:: AIM ::
Return the listing below exactly, with the pictures dropped.

----- DATA PROVIDED -----

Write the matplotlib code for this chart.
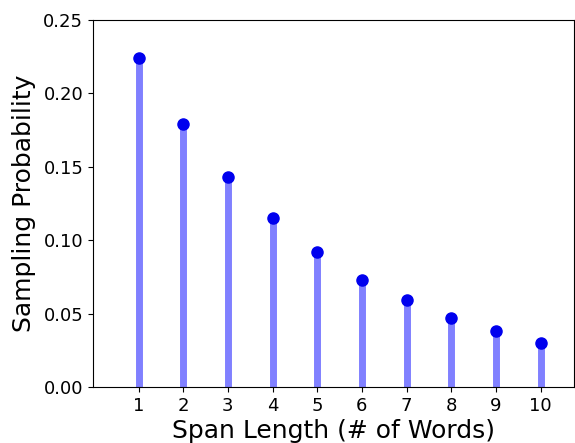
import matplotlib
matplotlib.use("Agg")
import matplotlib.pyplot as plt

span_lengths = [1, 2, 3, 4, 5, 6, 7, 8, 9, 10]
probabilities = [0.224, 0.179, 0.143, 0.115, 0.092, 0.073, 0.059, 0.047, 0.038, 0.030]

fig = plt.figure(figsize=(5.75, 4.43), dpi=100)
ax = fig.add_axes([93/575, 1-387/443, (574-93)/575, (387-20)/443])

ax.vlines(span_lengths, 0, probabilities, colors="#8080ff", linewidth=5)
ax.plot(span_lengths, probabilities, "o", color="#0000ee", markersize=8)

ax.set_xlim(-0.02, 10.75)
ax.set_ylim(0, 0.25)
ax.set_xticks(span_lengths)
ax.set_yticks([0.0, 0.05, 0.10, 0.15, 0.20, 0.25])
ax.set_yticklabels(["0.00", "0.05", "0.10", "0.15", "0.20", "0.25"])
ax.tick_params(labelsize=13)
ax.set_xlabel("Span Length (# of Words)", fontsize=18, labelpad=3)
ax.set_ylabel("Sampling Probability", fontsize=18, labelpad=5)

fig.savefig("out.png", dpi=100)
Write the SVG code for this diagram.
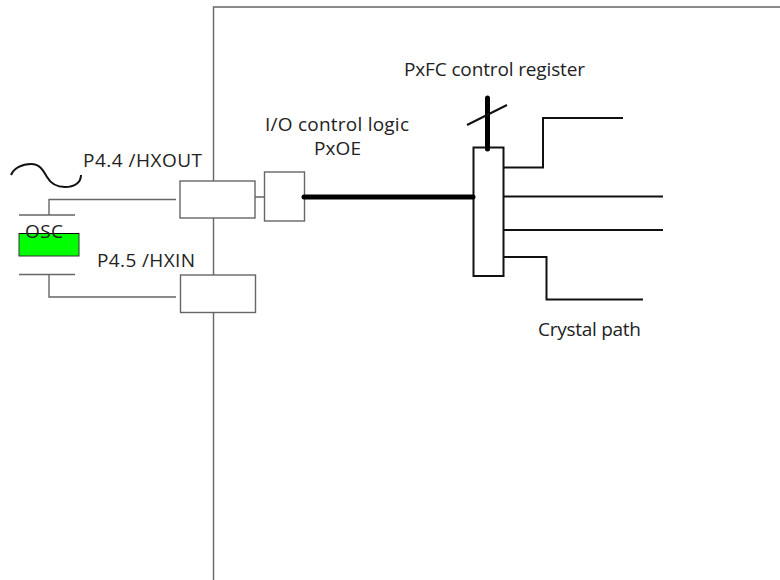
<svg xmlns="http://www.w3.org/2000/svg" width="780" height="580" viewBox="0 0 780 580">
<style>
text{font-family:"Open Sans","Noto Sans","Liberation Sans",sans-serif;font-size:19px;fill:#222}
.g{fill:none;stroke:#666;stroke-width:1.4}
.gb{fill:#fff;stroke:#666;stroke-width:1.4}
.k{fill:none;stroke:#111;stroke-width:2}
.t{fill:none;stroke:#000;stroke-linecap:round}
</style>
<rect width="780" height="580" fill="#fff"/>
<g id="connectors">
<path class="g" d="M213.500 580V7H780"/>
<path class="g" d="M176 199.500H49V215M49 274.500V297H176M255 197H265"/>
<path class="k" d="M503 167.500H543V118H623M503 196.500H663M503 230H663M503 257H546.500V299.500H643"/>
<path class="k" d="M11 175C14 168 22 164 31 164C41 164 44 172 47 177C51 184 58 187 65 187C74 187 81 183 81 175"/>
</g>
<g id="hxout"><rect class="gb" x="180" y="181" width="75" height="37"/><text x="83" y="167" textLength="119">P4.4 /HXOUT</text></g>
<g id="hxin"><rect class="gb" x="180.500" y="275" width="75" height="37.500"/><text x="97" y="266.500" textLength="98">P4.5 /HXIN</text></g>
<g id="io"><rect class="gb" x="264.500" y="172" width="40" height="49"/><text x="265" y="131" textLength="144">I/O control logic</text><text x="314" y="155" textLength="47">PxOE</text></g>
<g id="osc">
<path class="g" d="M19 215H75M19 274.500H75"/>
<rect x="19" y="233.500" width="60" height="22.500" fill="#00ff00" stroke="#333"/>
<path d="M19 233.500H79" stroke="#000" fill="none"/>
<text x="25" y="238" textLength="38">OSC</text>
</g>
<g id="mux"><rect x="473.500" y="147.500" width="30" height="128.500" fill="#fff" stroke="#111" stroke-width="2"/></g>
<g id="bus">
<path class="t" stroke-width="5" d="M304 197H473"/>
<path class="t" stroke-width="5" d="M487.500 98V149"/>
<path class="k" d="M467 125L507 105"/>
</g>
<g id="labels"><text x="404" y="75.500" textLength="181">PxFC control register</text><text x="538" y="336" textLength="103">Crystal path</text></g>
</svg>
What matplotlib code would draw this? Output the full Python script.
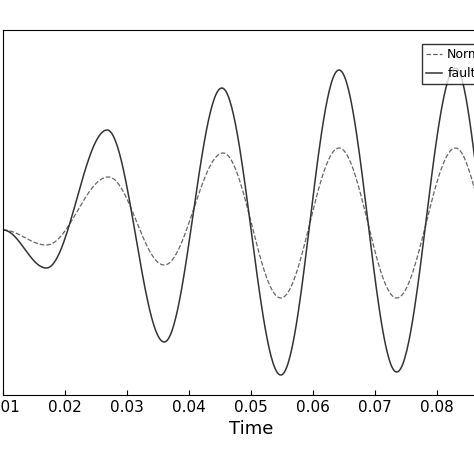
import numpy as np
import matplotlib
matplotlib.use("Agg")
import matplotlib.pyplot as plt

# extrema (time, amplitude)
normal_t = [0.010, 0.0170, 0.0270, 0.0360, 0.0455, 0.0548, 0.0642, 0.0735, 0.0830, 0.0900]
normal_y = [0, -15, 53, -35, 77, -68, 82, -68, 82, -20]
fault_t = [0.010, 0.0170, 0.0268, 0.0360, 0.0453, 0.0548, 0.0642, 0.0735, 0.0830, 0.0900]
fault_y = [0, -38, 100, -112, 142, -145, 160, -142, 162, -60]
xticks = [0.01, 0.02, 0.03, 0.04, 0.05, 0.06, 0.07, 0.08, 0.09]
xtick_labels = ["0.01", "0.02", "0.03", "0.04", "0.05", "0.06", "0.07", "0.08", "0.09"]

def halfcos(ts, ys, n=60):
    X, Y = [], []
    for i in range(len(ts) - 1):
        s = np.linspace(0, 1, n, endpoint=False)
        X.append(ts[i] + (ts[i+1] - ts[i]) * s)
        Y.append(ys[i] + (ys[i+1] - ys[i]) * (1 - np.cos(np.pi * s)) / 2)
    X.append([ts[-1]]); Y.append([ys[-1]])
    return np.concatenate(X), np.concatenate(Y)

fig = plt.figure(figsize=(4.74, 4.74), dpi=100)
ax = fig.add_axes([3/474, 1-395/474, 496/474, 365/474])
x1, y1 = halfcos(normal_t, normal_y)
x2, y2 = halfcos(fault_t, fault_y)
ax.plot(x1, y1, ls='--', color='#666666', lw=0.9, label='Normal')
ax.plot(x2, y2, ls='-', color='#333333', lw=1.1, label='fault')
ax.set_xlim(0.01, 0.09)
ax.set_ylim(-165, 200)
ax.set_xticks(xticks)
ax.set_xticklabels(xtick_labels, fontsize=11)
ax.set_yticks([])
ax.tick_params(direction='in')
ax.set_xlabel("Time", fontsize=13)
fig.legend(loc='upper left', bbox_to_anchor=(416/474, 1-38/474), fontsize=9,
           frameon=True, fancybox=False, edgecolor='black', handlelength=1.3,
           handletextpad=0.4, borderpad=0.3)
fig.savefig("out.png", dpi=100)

-----

:: ANSWER TO THIS PROBLEM ::
Write the matplotlib code for this chart.
import matplotlib
matplotlib.use("Agg")
import matplotlib.pyplot as plt

span_lengths = [1, 2, 3, 4, 5, 6, 7, 8, 9, 10]
probabilities = [0.224, 0.179, 0.143, 0.115, 0.092, 0.073, 0.059, 0.047, 0.038, 0.030]

fig = plt.figure(figsize=(5.75, 4.43), dpi=100)
ax = fig.add_axes([93/575, 1-387/443, (574-93)/575, (387-20)/443])

ax.vlines(span_lengths, 0, probabilities, colors="#8080ff", linewidth=5)
ax.plot(span_lengths, probabilities, "o", color="#0000ee", markersize=8)

ax.set_xlim(-0.02, 10.75)
ax.set_ylim(0, 0.25)
ax.set_xticks(span_lengths)
ax.set_yticks([0.0, 0.05, 0.10, 0.15, 0.20, 0.25])
ax.set_yticklabels(["0.00", "0.05", "0.10", "0.15", "0.20", "0.25"])
ax.tick_params(labelsize=13)
ax.set_xlabel("Span Length (# of Words)", fontsize=18, labelpad=3)
ax.set_ylabel("Sampling Probability", fontsize=18, labelpad=5)

fig.savefig("out.png", dpi=100)
Write the SVG code for this diagram.
<svg xmlns="http://www.w3.org/2000/svg" width="780" height="580" viewBox="0 0 780 580">
<style>
text{font-family:"Open Sans","Noto Sans","Liberation Sans",sans-serif;font-size:19px;fill:#222}
.g{fill:none;stroke:#666;stroke-width:1.4}
.gb{fill:#fff;stroke:#666;stroke-width:1.4}
.k{fill:none;stroke:#111;stroke-width:2}
.t{fill:none;stroke:#000;stroke-linecap:round}
</style>
<rect width="780" height="580" fill="#fff"/>
<g id="connectors">
<path class="g" d="M213.500 580V7H780"/>
<path class="g" d="M176 199.500H49V215M49 274.500V297H176M255 197H265"/>
<path class="k" d="M503 167.500H543V118H623M503 196.500H663M503 230H663M503 257H546.500V299.500H643"/>
<path class="k" d="M11 175C14 168 22 164 31 164C41 164 44 172 47 177C51 184 58 187 65 187C74 187 81 183 81 175"/>
</g>
<g id="hxout"><rect class="gb" x="180" y="181" width="75" height="37"/><text x="83" y="167" textLength="119">P4.4 /HXOUT</text></g>
<g id="hxin"><rect class="gb" x="180.500" y="275" width="75" height="37.500"/><text x="97" y="266.500" textLength="98">P4.5 /HXIN</text></g>
<g id="io"><rect class="gb" x="264.500" y="172" width="40" height="49"/><text x="265" y="131" textLength="144">I/O control logic</text><text x="314" y="155" textLength="47">PxOE</text></g>
<g id="osc">
<path class="g" d="M19 215H75M19 274.500H75"/>
<rect x="19" y="233.500" width="60" height="22.500" fill="#00ff00" stroke="#333"/>
<path d="M19 233.500H79" stroke="#000" fill="none"/>
<text x="25" y="238" textLength="38">OSC</text>
</g>
<g id="mux"><rect x="473.500" y="147.500" width="30" height="128.500" fill="#fff" stroke="#111" stroke-width="2"/></g>
<g id="bus">
<path class="t" stroke-width="5" d="M304 197H473"/>
<path class="t" stroke-width="5" d="M487.500 98V149"/>
<path class="k" d="M467 125L507 105"/>
</g>
<g id="labels"><text x="404" y="75.500" textLength="181">PxFC control register</text><text x="538" y="336" textLength="103">Crystal path</text></g>
</svg>
What matplotlib code would draw this? Output the full Python script.
import numpy as np
import matplotlib
matplotlib.use("Agg")
import matplotlib.pyplot as plt

# extrema (time, amplitude)
normal_t = [0.010, 0.0170, 0.0270, 0.0360, 0.0455, 0.0548, 0.0642, 0.0735, 0.0830, 0.0900]
normal_y = [0, -15, 53, -35, 77, -68, 82, -68, 82, -20]
fault_t = [0.010, 0.0170, 0.0268, 0.0360, 0.0453, 0.0548, 0.0642, 0.0735, 0.0830, 0.0900]
fault_y = [0, -38, 100, -112, 142, -145, 160, -142, 162, -60]
xticks = [0.01, 0.02, 0.03, 0.04, 0.05, 0.06, 0.07, 0.08, 0.09]
xtick_labels = ["0.01", "0.02", "0.03", "0.04", "0.05", "0.06", "0.07", "0.08", "0.09"]

def halfcos(ts, ys, n=60):
    X, Y = [], []
    for i in range(len(ts) - 1):
        s = np.linspace(0, 1, n, endpoint=False)
        X.append(ts[i] + (ts[i+1] - ts[i]) * s)
        Y.append(ys[i] + (ys[i+1] - ys[i]) * (1 - np.cos(np.pi * s)) / 2)
    X.append([ts[-1]]); Y.append([ys[-1]])
    return np.concatenate(X), np.concatenate(Y)

fig = plt.figure(figsize=(4.74, 4.74), dpi=100)
ax = fig.add_axes([3/474, 1-395/474, 496/474, 365/474])
x1, y1 = halfcos(normal_t, normal_y)
x2, y2 = halfcos(fault_t, fault_y)
ax.plot(x1, y1, ls='--', color='#666666', lw=0.9, label='Normal')
ax.plot(x2, y2, ls='-', color='#333333', lw=1.1, label='fault')
ax.set_xlim(0.01, 0.09)
ax.set_ylim(-165, 200)
ax.set_xticks(xticks)
ax.set_xticklabels(xtick_labels, fontsize=11)
ax.set_yticks([])
ax.tick_params(direction='in')
ax.set_xlabel("Time", fontsize=13)
fig.legend(loc='upper left', bbox_to_anchor=(416/474, 1-38/474), fontsize=9,
           frameon=True, fancybox=False, edgecolor='black', handlelength=1.3,
           handletextpad=0.4, borderpad=0.3)
fig.savefig("out.png", dpi=100)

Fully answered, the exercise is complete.